Indeed, the younger Soyinka once said, “The man dies in all who keep silent in the face of tyranny.” But silence is not the only death; rigidity is another. The tragedy would be if Soyinka had refused to evolve, trapped forever in the costume of a perpetual rebel, unable to inhabit the wisdom of his own survival.

The Generation of Anger

When Soyinka calls today’s youth “children of anger,” it is easy to misread him as dismissive. Yet, perhaps he is issuing a caution, not a condemnation. The anger of a generation is legitimate — born of frustration, inequality, and betrayal. But anger alone is not activism. It must be guided by thought, by structure, by purpose.

The young Soyinka of Banwo’s imagination fought with words sharpened by intellect, not merely with rage. He did not abuse; he debated. He did not insult; he intervened. His defiance was creative, not destructive.

If the old man now warns of recklessness, maybe it is because he has seen revolutions devour their own children. Maybe his caution comes not from cowardice, but from the scars of experience.

For Art and for Posterity

I have said in some quarters where this conversation has come up: The loudness and activism of Wole Soyinka, often at the risk of his life and peace of his family, was his choice — a deeply personal, costly one. Why then should his “quiet” be our decision to make?

What did we do with the inspiration his youthful activism sparked in us? How well did we build on it to ensure the fire kept burning?

Let’s recall — this was the same Soyinka who, during the Civil War, risked imprisonment for standing by Biafra in the name of justice. How well did Nigeria reward that moral courage? Today, he is still attacked for a single comment that some interpret as being “against Biafra” or “against the Igbos.” It is a cruel irony — how a man can be hated for both standing with and standing apart.

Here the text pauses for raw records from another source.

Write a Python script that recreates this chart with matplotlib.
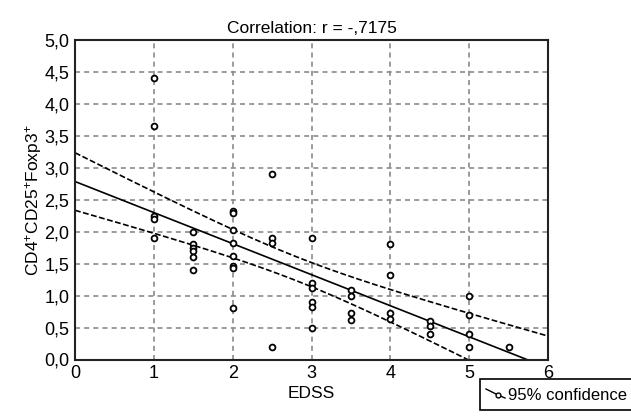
import numpy as np
import matplotlib
matplotlib.use('Agg')
import matplotlib.pyplot as plt
from matplotlib.lines import Line2D
from matplotlib.patches import Rectangle

# 폰트설정
plt.rcParams['font.family'] = ['Liberation Sans', 'DejaVu Sans']
plt.rcParams['mathtext.default'] = 'regular'
plt.rcParams['font.size'] = 13

# 데이터
edss = [1, 1, 1, 1, 1,
        1.5, 1.5, 1.5, 1.5, 1.5, 1.5,
        2, 2, 2, 2, 2, 2, 2, 2,
        2.5, 2.5, 2.5, 2.5,
        3, 3, 3, 3, 3, 3,
        3.5, 3.5, 3.5, 3.5,
        4, 4, 4, 4,
        4.5, 4.5, 4.5,
        5, 5, 5, 5,
        5.5]
tregs = [4.4, 3.65, 2.25, 2.2, 1.9,
         2.0, 1.8, 1.75, 1.7, 1.6, 1.4,
         2.32, 2.3, 2.02, 1.82, 1.62, 1.47, 1.43, 0.8,
         2.9, 1.9, 1.83, 0.2,
         1.9, 1.2, 1.12, 0.9, 0.82, 0.5,
         1.08, 1.0, 0.72, 0.62,
         1.8, 1.32, 0.72, 0.64,
         0.6, 0.52, 0.4,
         1.0, 0.7, 0.4, 0.2,
         0.2]
xticks = [0, 1, 2, 3, 4, 5, 6]
yticks = [0.0, 0.5, 1.0, 1.5, 2.0, 2.5, 3.0, 3.5, 4.0, 4.5, 5.0]
ytick_labels = ['0,0', '0,5', '1,0', '1,5', '2,0', '2,5', '3,0', '3,5', '4,0', '4,5', '5,0']

x = np.array(edss)
y = np.array(tregs)

# 회귀선과 95% 신뢰구간
n = len(x)
slope, icpt = np.polyfit(x, y, 1)
resid = y - (icpt + slope * x)
s = np.sqrt(np.sum(resid ** 2) / (n - 2))
sxx = np.sum((x - x.mean()) ** 2)
t = 2.017
xs = np.linspace(0, 6, 200)
fit = icpt + slope * xs
half = t * s * np.sqrt(1 / n + (xs - x.mean()) ** 2 / sxx)

fig = plt.figure(figsize=(6.31, 4.16), dpi=100)
ax = fig.add_axes([75 / 631, 1 - 359.5 / 416, 473 / 631, 319.5 / 416])

ax.grid(True, color='#8a8a8a', linestyle=(0, (3, 2.5)), linewidth=1.2)
ax.set_axisbelow(True)

ax.plot(xs, fit, color='black', linewidth=1.2)
ax.plot(xs, fit + half, color='black', linewidth=1.2, linestyle=(0, (3.5, 1.5)))
ax.plot(xs, fit - half, color='black', linewidth=1.2, linestyle=(0, (3.5, 1.5)))
ax.plot(x, y, linestyle='none', marker='o', markersize=4.2, markerfacecolor='white',
        markeredgecolor='black', markeredgewidth=1.3)

ax.set_xlim(0, 6)
ax.set_ylim(0, 5)
ax.set_xticks(xticks)
ax.set_yticks(yticks)
ax.set_yticklabels(ytick_labels)
ax.tick_params(length=0, pad=4, labelsize=13)
for sp in ax.spines.values():
    sp.set_linewidth(1.5)
    sp.set_color('#222222')

ax.set_title('Correlation: r = -,7175', fontsize=12.5, pad=5)
ax.set_xlabel('EDSS', fontsize=12.5, labelpad=3)
ax.set_ylabel('CD4$^{+}$CD25$^{+}$Foxp3$^{+}$', fontsize=12.5, labelpad=0)

# 범례 상자
fig.add_artist(Rectangle((480 / 631, 1 - 410 / 416), 152 / 631, 31 / 416,
                         transform=fig.transFigure, facecolor='white',
                         edgecolor='black', linewidth=1.2))
fig.add_artist(Line2D([486 / 631, 498 / 631, 505 / 631],
                      [1 - 389 / 416, 1 - 395 / 416, 1 - 398 / 416],
                      transform=fig.transFigure, color='black', linewidth=1,
                      marker='o', markevery=[1], markersize=3.5,
                      markerfacecolor='white', markeredgewidth=1))
fig.text(508 / 631, 1 - 395 / 416, '95% confidence', fontsize=12, va='center', ha='left')

fig.savefig('out.png', dpi=100)
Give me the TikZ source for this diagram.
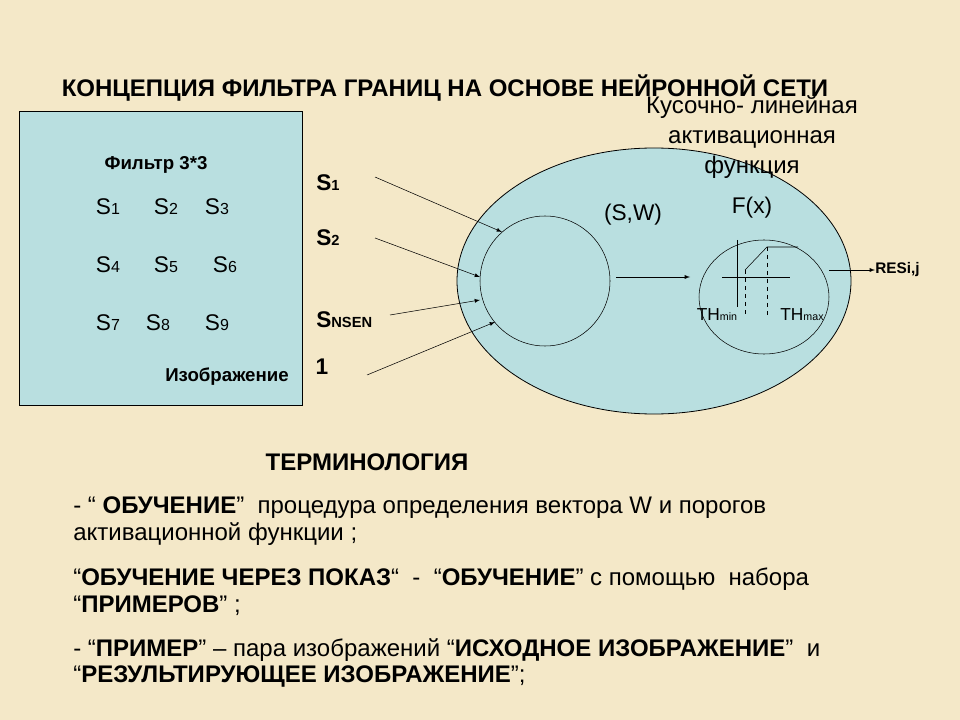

Facts are sacred. Wole Soyinka cannot continue to fight our battles. Yes, he is 90+ and deserves his quiet, if he chooses to be. He has made his hay while his sun shone at 50, so he deserves his peace and quiet at 90.

The question then is: Has the man truly died in Wole Soyinka?

The answer will depend on who is answering — on where the “answeree” stands, or how he or she understands the question. But perhaps the wiser position is to let the man rest, while we begin to spend our own youth doing what he did in his. Just a fraction of it, even.

In Defence of Kongi

To defend Wole Soyinka is not to excuse his choices. It is to recognize that history is kinder to those who act than to those who only tweet. The man has lived the consequences of his convictions — prison, exile, exile again — while most of his critics have only lived in the comfort of commentary.

Let the young roar. Let the old reflect. Both are valid. But let us not mistake reflection for betrayal.

The younger Soyinka may accuse the elder of quietude, but it was that younger Soyinka who made possible the freedom to accuse at all.

In the end, perhaps the greatest tribute we can pay to Wole Soyinka is not to freeze him in the amber of his youth, but to allow him the full arc of his humanity — fire, flaw, and all.

Has the Man Died? 

So, when people ask, “Has the man truly died in Wole Soyinka?” the answer depends on who is answering — and from where they stand. Those looking for a public fighter may say yes. Those reading his still-vibrant words, watching his legacy inspire new generations, know that the man lives — not in the streets, but in the spirit of every artist, thinker, and rebel who still believes words can change the world.

For the man who once wrote The Man Died, it is worth remembering: the man has not died — he has simply aged. And if you listen closely, beneath the weariness of his years, you might still hear the lion’s low growl rumbling through the pages of our conscience.

Let us, then, let the man rest — and begin to spend our youth doing even a fraction of what he did in his own time. Let us be the voices, the pens, the consciences of our era. Let us be restless for the right reasons.

Wole Soyinka’s work is ‘done’. Ours has barely begun.